Implications of Amendments in Legal Actions
The court addressed the implications of amendments made to the original action, ruling that such changes could not retroactively alter the surety’s understanding or consent. The amendment that changed the name of the defendant did not equate to a change in the identity of the person for whom Abbott believed he was providing security. The court noted that amendments are permissible in legal proceedings, but they must be accompanied by notice to all parties involved, particularly when they could affect the rights and liabilities of a surety. Since Abbott had no knowledge of the amendments or the changes in the identity of the defendant, he could not be held liable for judgments entered against individuals he did not consent to secure. This ruling reinforced the principle that a surety’s obligations are strictly defined by the terms in the bond and the understanding at the time of signing, which should not be altered unilaterally through subsequent legal amendments. The court’s ruling served to protect parties acting as sureties from unforeseen liabilities that arise from procedural changes in legal actions without their consent.
Conclusion on Liability Determination
In concluding its analysis, the court determined that Abbott could not be held liable on the bond due to the misrepresentation regarding the identity of the principal and the lack of his informed consent to the terms of the bond.
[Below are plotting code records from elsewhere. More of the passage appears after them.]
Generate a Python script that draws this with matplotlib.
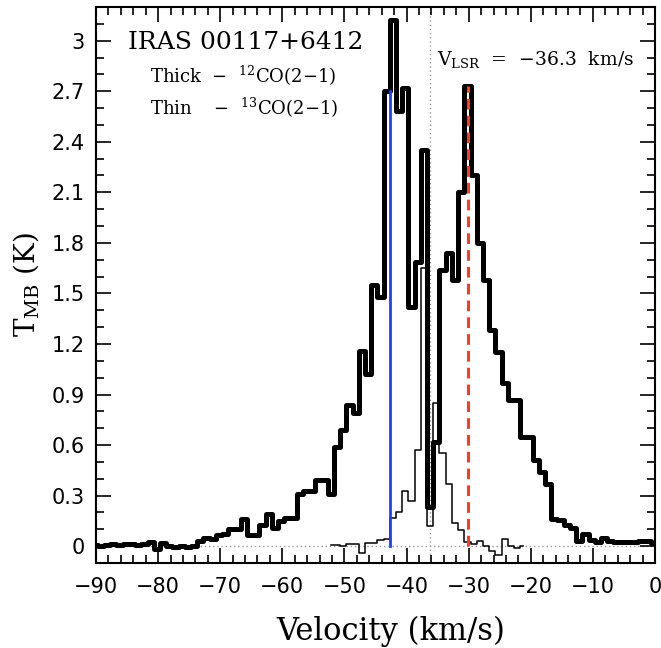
import numpy as np
import matplotlib
matplotlib.use("Agg")
import matplotlib.pyplot as plt
from matplotlib.ticker import MultipleLocator

# ---- data -------------------------------------------------------------
# 12CO(2-1) channel centres (km/s) and main-beam temperatures (K)
vel12 = np.arange(-90.2, 0.81, 1.0)
t12 = [0.005, 0.0, 0.005, 0.01, 0.005, 0.015, 0.01, 0.005, 0.012, 0.025,
       -0.015, 0.02, 0.0, -0.005, 0.0, -0.005, 0.0, 0.03, 0.05, 0.045,
       0.065, 0.075, 0.10, 0.10, 0.16, 0.065, 0.065, 0.125, 0.19, 0.11,
       0.15, 0.17, 0.17, 0.31, 0.33, 0.33, 0.395, 0.395, 0.31, 0.59,
       0.69, 0.84, 0.79, 1.16, 1.02, 1.55, 1.48, 2.70, 3.12, 2.58,
       2.72, 1.42, 1.685, 2.35, 0.235, 0.62, 1.64, 1.74, 1.58, 2.10,
       2.73, 2.20, 1.80, 1.58, 1.28, 1.15, 0.97, 0.865, 0.865, 0.648,
       0.648, 0.51, 0.44, 0.37, 0.16, 0.155, 0.125, 0.105, 0.03, 0.075,
       0.036, 0.026, 0.047, 0.033, 0.023, 0.023, 0.026, 0.026, 0.03, 0.03,
       0.02, 0.02]

# 13CO(2-1)
vel13 = np.arange(-52.2, -21.19, 1.0)
t13 = [0.005, 0.005, 0.0, 0.015, 0.01, -0.04, 0.02, 0.02, 0.035, 0.045,
       0.165, 0.20, 0.33, 0.27, 0.57, 1.65, 0.12, 0.85, 0.55, 0.37,
       0.14, 0.095, 0.026, 0.01, 0.03, 0.0, -0.03, -0.05, 0.045, 0.0,
       -0.01, 0.0]

v_lsr = -36.3
v_blue = -42.7
t_blue = 2.70
v_red = -30.15
t_red = 2.73

# ---- figure -----------------------------------------------------------
plt.rcParams["mathtext.fontset"] = "dejavuserif"
fig = plt.figure(figsize=(6.61, 6.48), dpi=100)
ax = fig.add_axes([96/661, 1-563/648, (655-96)/661, (563-7)/648])

ax.axhline(0, color="#999999", lw=1.0, ls=(0, (1, 2)), zorder=1)
ax.axvline(v_lsr, color="#999999", lw=1.0, ls=(0, (1, 2)), zorder=1)

ax.step(vel13, t13, where="mid", color="black", lw=1.1, zorder=2)
ax.step(vel12, t12, where="mid", color="black", lw=3.6, zorder=3,
        solid_joinstyle="round")

ax.plot([v_blue, v_blue], [0, t_blue], color="#1f3fff", lw=2.0, zorder=4)
ax.plot([v_red, v_red], [0, t_red], color="#ff3a2a", lw=2.2,
        ls=(0, (3.5, 2)), zorder=4)

ax.set_xlim(-90, 0)
ax.set_ylim(-0.1, 3.2)

ax.xaxis.set_major_locator(MultipleLocator(10))
ax.xaxis.set_minor_locator(MultipleLocator(2))
ax.yaxis.set_major_locator(MultipleLocator(0.3))
ax.yaxis.set_minor_locator(MultipleLocator(0.1))
ax.tick_params(which="both", direction="in", top=True, right=True, width=1.2)
ax.tick_params(which="major", length=11, labelsize=15)
ax.tick_params(axis="x", which="major", pad=10)
ax.tick_params(axis="y", which="major", pad=8)
ax.tick_params(which="minor", length=5.5)
for s in ax.spines.values():
    s.set_linewidth(1.5)

ax.set_yticks([0, 0.3, 0.6, 0.9, 1.2, 1.5, 1.8, 2.1, 2.4, 2.7, 3.0])
ax.set_yticklabels(["0", "0.3", "0.6", "0.9", "1.2", "1.5", "1.8", "2.1",
                    "2.4", "2.7", "3"])

serif = {"family": "DejaVu Serif"}
ax.set_xlabel("Velocity (km/s)", fontsize=22, **serif)
ax.xaxis.set_label_coords(0.528, -0.095)
ax.set_ylabel(r"T$_{\rm MB}$ (K)", fontsize=20, labelpad=8, **serif)

ax.text(-84.9, 2.99, "IRAS 00117+6412", fontsize=18, va="center", ha="left", **serif)
ax.text(-81.3, 2.79, "Thick  \u2212  $^{12}$CO(2\u22121)", fontsize=13, va="center", ha="left", **serif)
ax.text(-81.3, 2.60, "Thin    \u2212  $^{13}$CO(2\u22121)", fontsize=13, va="center", ha="left", **serif)
ax.text(-35.1, 2.89, "V$_{\\rm LSR}$  =  \u221236.3  km/s", fontsize=13.5, va="center", ha="left", **serif)

fig.savefig("out.png", dpi=100)
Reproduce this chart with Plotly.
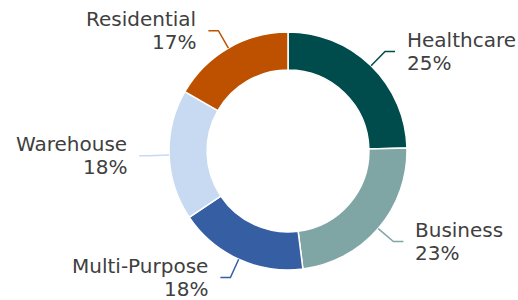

The court emphasized that liability of a surety is inherently linked to their understanding of the agreement and the identity of the principal at the time of signing. Since Abbott believed he was securing the obligation for a different individual, and because the bond did not accurately reflect a legally binding agreement with an identifiable principal, his liability was negated. The court's decision highlighted the necessity of transparency and accuracy in surety agreements, affirming that any ambiguity or misrepresentation that affects the surety's understanding could relieve them from liability. The ruling ultimately reversed the decision of the Appellate Division, underscoring the critical importance of informed consent and accurate representation within the realm of contractual obligations.